The problem asks us to show that a given vector is perpendicular to two other vectors, $$\overrightarrow {OS}$$ and $$\overrightarrow {PS}$$. We are provided with the position vectors of several points relative to an origin $$O$$. To prove perpendicularity between two vectors, we must show that their dot product is zero.

**step2** Identifying the given vectors

We are given the following position vectors:
* $$\overrightarrow {OP} = 2\overrightarrow {i} = \begin{pmatrix} 2 \\ 0 \\ 0 \end{pmatrix}$$
* $$\overrightarrow {OS} = \overrightarrow {i}+\overrightarrow {j}+4\overrightarrow {k} = \begin{pmatrix} 1 \\ 1 \\ 4 \end{pmatrix}$$
The vector we need to check for perpendicularity is $$-4\overrightarrow {j}+\overrightarrow {k} = \begin{pmatrix} 0 \\ -4 \\ 1 \end{pmatrix}$$. Let's call this vector $$\vec{v}$$.
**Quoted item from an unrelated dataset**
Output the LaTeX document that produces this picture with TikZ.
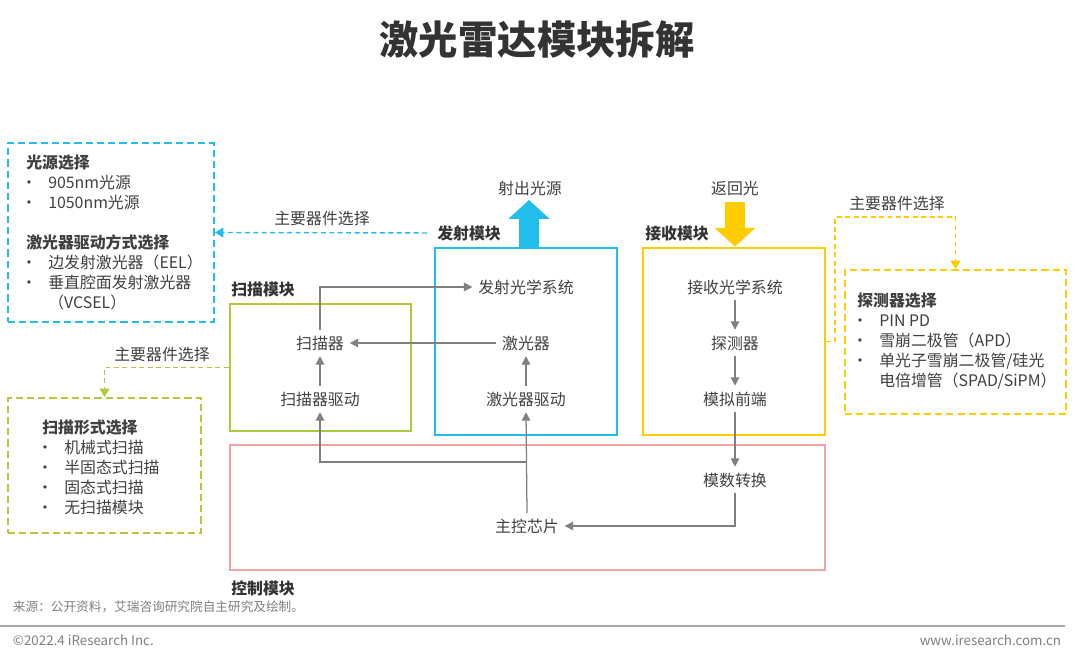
\documentclass[tikz,border=0pt]{standalone}
\usepackage{fontspec}
\setmainfont{Noto Sans CJK SC}
\usetikzlibrary{arrows.meta,fit}
\definecolor{cTx}{HTML}{22BEEB}
\definecolor{cRx}{HTML}{FFCC00}
\definecolor{cScan}{HTML}{ADCB3F}
\definecolor{cCtl}{HTML}{F0A3A3}
\definecolor{cText}{HTML}{404040}
\definecolor{cTitle}{HTML}{333333}
\definecolor{cLine}{HTML}{808080}
\definecolor{cFoot}{HTML}{7F7F7F}
\definecolor{cRule}{HTML}{A6A6A6}
\newcommand{\bul}{\makebox[0.55cm][l]{\hspace{-0.13cm}•}}
\newcommand{\ind}{\hspace*{0.55cm}}

\begin{document}
\begin{tikzpicture}[x=0.025cm, y=-0.025cm, font=\fontsize{11.3}{14.2}\selectfont, text=cText,
    modbox/.style={draw, line width=2pt, inner sep=0},
    optbox/.style={draw, line width=1.3pt, dash pattern=on 5pt off 3pt, inner sep=0},
    part/.style={inner sep=4pt},
    conn/.style={draw=cLine, line width=0.9pt, -{Triangle[length=6pt,width=6pt]}},
    optlink/.style={line width=1pt, dash pattern=on 3.5pt off 2.5pt, -{Triangle[length=6pt,width=7pt]}},
    modtitle/.style={font=\fontsize{11.3}{14.2}\selectfont\bfseries, text=cTitle, anchor=west, inner sep=0},
    list/.style={anchor=north west, align=left, inner sep=0},
    bigarrow/.style={line width=0.52cm, -{Triangle[length=0.47cm,width=1cm]}}]
  \useasboundingbox (0,0) rectangle (1080,661);
  \node[font=\fontsize{28}{32}\selectfont\bfseries, text=cTitle] (title) at (537,40) {激光雷达模块拆解};

  % module frames
  \node[modbox, draw=cTx, fit={(435,248) (617,435)}] (txbox) {};
  \node[modbox, draw=cRx, fit={(643,248) (825,435)}] (rxbox) {};
  \node[modbox, draw=cScan, fit={(230,304) (411,431)}] (scanbox) {};
  \node[modbox, draw=cCtl, fit={(230,445) (825,570)}] (ctlbox) {};
  \node[modtitle] (txtitle) at (437,233) {发射模块};
  \node[modtitle] (rxtitle) at (645,233) {接收模块};
  \node[modtitle] (scantitle) at (231,289) {扫描模块};
  \node[modtitle] (ctltitle) at (231,588) {控制模块};

  % light in / out
  \coordinate (txout) at (529,200);
  \coordinate (rxin) at (735,202);
  \draw[bigarrow, cTx] (txout |- txbox.north) -- (txout);
  \draw[bigarrow, cRx] (rxin) -- (rxin |- rxbox.north);
  \node (txoutlbl) at (530,188) {射出光源};
  \node (rxinlbl) at (735,188) {返回光};

  % parts
  \node[part] (txoptics) at (526,287) {发射光学系统};
  \node[part] (laser) at (526,343) {激光器};
  \node[part] (laserdrv) at (526,399) {激光器驱动};
  \node[part] (scanner) at (320,343) {扫描器};
  \node[part] (scandrv) at (320,399) {扫描器驱动};
  \node[part] (rxoptics) at (735,287) {接收光学系统};
  \node[part] (detector) at (735,343) {探测器};
  \node[part] (afe) at (735,399) {模拟前端};
  \node[part] (adc) at (735,480) {模数转换};
  \node[part] (mcu) at (527,526) {主控芯片};

  \draw[conn] (scanner.north) |- (txoptics.west);
  \draw[conn] (laser.west) -- (scanner.east);
  \draw[conn] (laserdrv) -- (laser);
  \draw[conn] (scandrv) -- (scanner);
  \draw[conn] (mcu.north) -- (laserdrv.south);
  \coordinate (split) at (mcu.north |- 0,462);
  \draw[conn] (split) -| (scandrv.south);
  \draw[conn] (rxoptics) -- (detector);
  \draw[conn] (detector) -- (afe);
  \draw[conn] (afe) -- (adc);
  \draw[conn] (adc.south) |- (mcu.east);

  % component options
  \node[optbox, draw=cTx, fit={(8,143) (214,322)}] (srcopt) {};
  \node[optbox, draw=cRx, fit={(845,270) (1066,414)}] (detopt) {};
  \node[optbox, draw=cScan, fit={(8,398) (201,533)}] (scanopt) {};
  \node[list] (srclist) at (26,155) {\textbf{光源选择}\\ \bul 905nm光源\\ \bul 1050nm光源\\[0.5cm]
    \textbf{激光器驱动方式选择}\\ \bul 边发射激光器（EEL）\\ \bul 垂直腔面发射激光器\\ \ind（VCSEL）};
  \node[list] (detlist) at (857,293) {\textbf{探测器选择}\\ \bul PIN PD\\ \bul 雪崩二极管（APD）\\
    \bul 单光子雪崩二极管/硅光\\ \ind 电倍增管（SPAD/SiPM）};
  \node[list] (scanlist) at (42,420) {\textbf{扫描形式选择}\\ \bul 机械式扫描\\ \bul 半固态式扫描\\
    \bul 固态式扫描\\ \bul 无扫描模块};

  \draw[optlink, cTx, shorten <=0.25cm] (txtitle.west) -- (srcopt.east);
  \draw[optlink, cScan] (scanbox.west) -| (scanopt.north);
  \coordinate (detbend) at (835,217);
  \draw[optlink, cRx] (rxbox.east) -| (detbend) -| (detopt.north);
  \node (srclink) at (322,218) {主要器件选择};
  \node (scanlink) at (162,354) {主要器件选择};
  \node (detlink) at (897,203) {主要器件选择};

  % footer
  \node[anchor=west, font=\fontsize{9}{11}\selectfont, text=cFoot] (source) at (8,607) {来源：公开资料，艾瑞咨询研究院自主研究及绘制。};
  \draw[cRule, line width=1.2pt] (0,626) -- (1065,626);
  \node[anchor=west, font=\fontsize{9.5}{11}\selectfont, text=cFoot] (copyr) at (8,640) {©2022.4 iResearch Inc.};
  \node[anchor=east, font=\fontsize{9.5}{11}\selectfont, text=cFoot] (site) at (1066,640) {www.iresearch.com.cn};
\end{tikzpicture}
\end{document}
**step3** Calculating the vector $$\overrightarrow {PS}$$

To show perpendicularity with $$\overrightarrow {PS}$$, we first need to find the vector $$\overrightarrow {PS}$$. The vector from point $$P$$ to point $$S$$ can be found by subtracting the position vector of $$P$$ from the position vector of $$S$$.
$$\overrightarrow {PS} = \overrightarrow {OS} - \overrightarrow {OP}$$
Substituting the given vectors:
$$\overrightarrow {PS} = \begin{pmatrix} 1 \\ 1 \\ 4 \end{pmatrix} - \begin{pmatrix} 2 \\ 0 \\ 0 \end{pmatrix} = \begin{pmatrix} 1-2 \\ 1-0 \\ 4-0 \end{pmatrix} = \begin{pmatrix} -1 \\ 1 \\ 4 \end{pmatrix}$$

**step4** Calculating the dot product of $$\vec{v}$$ and $$\overrightarrow {OS}$$

Now, we calculate the dot product of the vector $$\vec{v} = \begin{pmatrix} 0 \\ -4 \\ 1 \end{pmatrix}$$ and the vector $$\overrightarrow {OS} = \begin{pmatrix} 1 \\ 1 \\ 4 \end{pmatrix}$$.
The dot product of two vectors $$\begin{pmatrix} a \\ b \\ c \end{pmatrix}$$ and $$\begin{pmatrix} d \\ e \\ f \end{pmatrix}$$ is given by $$ad + be + cf$$.
$$\vec{v} \cdot \overrightarrow {OS} = (0)(1) + (-4)(1) + (1)(4)$$
$$ = 0 - 4 + 4$$
$$ = 0$$
Since the dot product is 0, the vector $$-4\overrightarrow {j}+\overrightarrow {k}$$ is perpendicular to $$\overrightarrow {OS}$$.

**step5** Calculating the dot product of $$\vec{v}$$ and $$\overrightarrow {PS}$$

Next, we calculate the dot product of the vector $$\vec{v} = \begin{pmatrix} 0 \\ -4 \\ 1 \end{pmatrix}$$ and the vector $$\overrightarrow {PS} = \begin{pmatrix} -1 \\ 1 \\ 4 \end{pmatrix}$$ that we calculated in Step 3.
$$\vec{v} \cdot \overrightarrow {PS} = (0)(-1) + (-4)(1) + (1)(4)$$
$$ = 0 - 4 + 4$$
$$ = 0$$
Since the dot product is 0, the vector $$-4\overrightarrow {j}+\overrightarrow {k}$$ is perpendicular to $$\overrightarrow {PS}$$.

**step6** Conclusion

Since the dot product of the vector $$-4\overrightarrow {j}+\overrightarrow {k}$$ with both $$\overrightarrow {OS}$$ and $$\overrightarrow {PS}$$ is zero, it confirms that the vector $$-4\overrightarrow {j}+\overrightarrow {k}$$ is perpendicular to both $$\overrightarrow {OS}$$ and $$\overrightarrow {PS}$$.